Downstream effectively displays and interprets relevant collection of objects – both from SHI’s own collection and from other sources – and digital archival resources through a temporary physical exhibit and an online exhibit. Together, these elements encourage learning about how water and its issues have been understood, and they give visitors useful knowledge of important issues that affect them every day.
The gallery exhibition compellingly displays a number of important artifacts in the history of water study and treatment, pairing them usefully with traditional text panel interpretation that is accessible in an open indoor gallery space.
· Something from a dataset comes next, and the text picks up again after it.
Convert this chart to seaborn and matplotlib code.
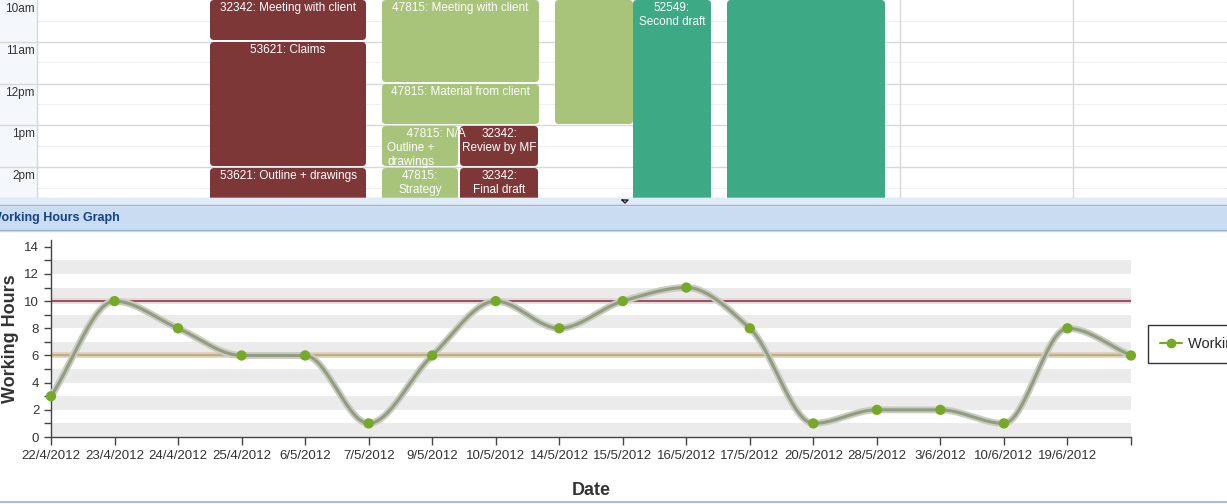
import matplotlib
matplotlib.use("Agg")
import matplotlib.pyplot as plt
import seaborn as sns
import numpy as np
import pandas as pd
from matplotlib.patches import FancyBboxPatch, Rectangle
from matplotlib.lines import Line2D

# ---- chart data ----
dates = ['22/4/2012', '23/4/2012', '24/4/2012', '25/4/2012', '6/5/2012', '7/5/2012',
         '9/5/2012', '10/5/2012', '14/5/2012', '15/5/2012', '16/5/2012', '17/5/2012',
         '20/5/2012', '28/5/2012', '3/6/2012', '10/6/2012', '19/6/2012', '']
hours = [3, 10, 8, 6, 6, 1, 6, 10, 8, 10, 11, 8, 1, 2, 2, 1, 8, 6]
upper_limit = 10
lower_limit = 6

# ---- calendar strip above the graph (pixel coords) ----
hour_labels = ['10am', '11am', '12pm', '1pm', '2pm']
ev_x0 = [210, 210, 210, 382, 382, 382, 460, 382, 460, 555, 633, 727]
ev_x1 = [366, 366, 366, 539, 539, 458, 538, 458, 538, 633, 711, 885]
ev_y0 = [0, 42, 168, 0, 84, 126, 126, 168, 168, 0, 0, 0]
ev_y1 = [40, 166, 210, 82, 124, 166, 166, 210, 210, 124, 210, 210]
ev_kind = ['m', 'm', 'm', 'g', 'g', 'g', 'm', 'g', 'm', 'g', 't', 't']
ev_text = ['32342: Meeting with client', '53621: Claims', '53621: Outline + drawings',
           '47815: Meeting with client', '47815: Material from client',
           '      47815: N/A\nOutline +\ndrawings', '32342:\nReview by MF',
           '47815:\nStrategy', '32342:\nFinal draft', '', '52549:\nSecond draft', '']
kind_color = {'m': '#7e3737', 'g': '#a7c47a', 't': '#3da985'}

sns.set_theme(style='white')
plt.rcParams['font.family'] = ['Liberation Sans', 'DejaVu Sans']

W, H = 1227, 504
fig = plt.figure(figsize=(W / 100, H / 100), dpi=100)
bg = fig.add_axes([0, 0, 1, 1])
bg.set_xlim(0, W)
bg.set_ylim(H, 0)
bg.axis('off')

# calendar grid
for i in range(5):
    y = i * 41.8
    if i > 0:
        bg.plot([0, W], [y, y], color='#d8d8d8', lw=1, zorder=1)
    bg.plot([37, W], [y + 20.5, y + 20.5], color='#dddddd', lw=0.6, ls=(0, (1, 1)), zorder=1)
    bg.text(35, y + 9, hour_labels[i], ha='right', va='center', fontsize=8.5, color='#333333')
bg.add_patch(Rectangle((0, 0), 37, 198, color='#f4f7fb', zorder=0))
for x in [37, 900, 1073]:
    bg.plot([x, x], [0, 198], color='#d8d8d8', lw=1, zorder=1)

for x0, x1, y0, y1, k, t in zip(ev_x0, ev_x1, ev_y0, ev_y1, ev_kind, ev_text):
    bg.add_patch(FancyBboxPatch((x0, y0), x1 - x0, y1 - y0,
                                boxstyle='round,pad=0,rounding_size=4',
                                color=kind_color[k], lw=0, zorder=2))
    if t:
        multi = '\n' in t and 'N/A' in t
        bg.text(x0 + 5 if multi else (x0 + x1) / 2, y0 + 2, t,
                ha='left' if multi else 'center', va='top', fontsize=8.5, color='white',
                linespacing=1.2, zorder=3)

# header bar
bg.add_patch(Rectangle((0, 198), W, 33, color='#c9dcf1', zorder=4))
bg.add_patch(Rectangle((0, 198), W, 8, color='#e0ebf8', zorder=4))
bg.plot([0, W], [205, 205], color='#9cb6d6', lw=1, zorder=5)
bg.plot([0, W], [230, 230], color='#9cb6d6', lw=1, zorder=5)
bg.plot([0, W], [502, 502], color='#a8c0dc', lw=1.5, zorder=5)
bg.plot([622, 628, 625, 622], [200, 200, 203, 200], color='#222222', lw=1, zorder=6)
bg.text(-10, 218, 'Working Hours Graph', fontsize=9, fontweight='bold', color='#15428b',
        va='center', ha='left', zorder=6)

# ---- working hours graph ----
ax = fig.add_axes([51 / W, (H - 437) / H, 1080 / W, 197 / H])
x = np.arange(len(hours))
ax.set_xlim(0, len(hours) - 1)
ax.set_ylim(0, 14.5)
for b in range(0, 14, 2):
    ax.axhspan(b, b + 1, color='#ebebeb', lw=0, zorder=0)

# smooth monotone curve through the points (PCHIP-style rendering)
p = np.array(hours, dtype=float)
d = np.diff(p)
m = np.zeros_like(p)
m[0], m[-1] = d[0], d[-1]
for i in range(1, len(p) - 1):
    if d[i - 1] * d[i] > 0:
        m[i] = 2 / (1 / d[i - 1] + 1 / d[i])
sx, sy = [], []
for i in range(len(p) - 1):
    t = np.linspace(0, 1, 30)
    h00 = 2 * t ** 3 - 3 * t ** 2 + 1
    h10 = t ** 3 - 2 * t ** 2 + t
    h01 = -2 * t ** 3 + 3 * t ** 2
    h11 = t ** 3 - t ** 2
    sx.extend(i + t)
    sy.extend(h00 * p[i] + h10 * m[i] + h01 * p[i + 1] + h11 * m[i + 1])
curve = pd.DataFrame({'x': sx, 'y': sy})
pts = pd.DataFrame({'x': x, 'y': hours})

ax.axhline(upper_limit, color='#e8d5d8', lw=4, zorder=1)
ax.axhline(upper_limit, color='#8a4a5a', lw=1.3, zorder=2)
ax.axhline(lower_limit, color='#ddd0b8', lw=4, zorder=1)
ax.axhline(lower_limit, color='#c2ad85', lw=1.5, zorder=2)
sns.lineplot(data=curve, x='x', y='y', ax=ax, color='#c9cdc0', lw=5, zorder=3, sort=False)
sns.lineplot(data=curve, x='x', y='y', ax=ax, color='#929c80', lw=2.2, zorder=4, sort=False)
sns.scatterplot(data=pts, x='x', y='y', ax=ax, color='#76a928', s=55, edgecolor='none',
                zorder=5, clip_on=False)

ax.set_xticks(x)
ax.set_xticklabels(dates, fontsize=9.5, color='#333333')
ax.set_yticks(range(0, 15, 2))
ax.set_yticks(range(1, 15, 2), minor=True)
ax.tick_params(axis='y', which='both', left=True, length=5, width=1, color='#444444',
               labelsize=9.5, labelcolor='#333333')
ax.tick_params(axis='x', bottom=True, length=6, width=1, color='#444444')
for s in ['top', 'right']:
    ax.spines[s].set_visible(False)
for s in ['left', 'bottom']:
    ax.spines[s].set_color('#444444')
    ax.spines[s].set_linewidth(1)
ax.spines['left'].set_bounds(0, 14.5)
ax.set_xlabel('Date', fontsize=13, fontweight='bold', color='#333333', labelpad=14)
ax.set_ylabel('Working Hours', fontsize=13, fontweight='bold', color='#333333', labelpad=4)

handle = Line2D([0], [0], color='#76a928', lw=1.5, marker='o', markersize=6)
fig.legend([handle], ['Working Hours'], loc='upper left', bbox_to_anchor=(1141 / W, 1 - 318 / H),
           frameon=True, fancybox=False, edgecolor='black', fontsize=10.5, handlelength=1.5,
           borderpad=0.8, handletextpad=0.4)

fig.savefig('out.png', dpi=100)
The exhibit and its narratives encourage both understanding and imagination by connecting the physical things of science and technology with concise historical interpretation that includes both words and images.
Online, Downstream presents an impressively broad selection of water-related archival resources for reading, watching, and listening. Taken as a whole, these resources emphasize the wide impact of water issues on the whole population and offer a variety of vignettes supporting the exhibit’s technology-science-history approach.

Visitor engagement with Downstream is accomplished by the exhibition’s multifaceted, exploratory approach. With its use of both physical and online presentation, the exhibition facilitates learning for readers, watchers, listeners, and those encountering artifacts firsthand. Adding hands-on interactive components, Downstream connects with all types of learners in ways that highlight science and technology topics usefully for a non-expert audience.
The physical exhibition’s narrative arc works like a mystery where visitors chronologically follow the advent of a serious problem, learn the roles of science and technology in identifying its “culprit,” and gain a solid appreciation of the benefits of solving and preventing water issues. Downstream’s online component bolsters these themes with examples of other water problems and water-related events and technologies.

Referees and Dibner committee were impressed by the way in which the Downstream exhibition intersects histories of technology, science and environment, effectively combining specific scientific technologies to the local context and concerns. It engages visitors to think about the history and future of waters from stinking rivers of the past to the microplastics problem of today. A range of historical artifacts from scientific instruments to cultural objects such as public films, fishing licenses, and advertising ephemera are brought together to tell a cohesive story about how water has been understood.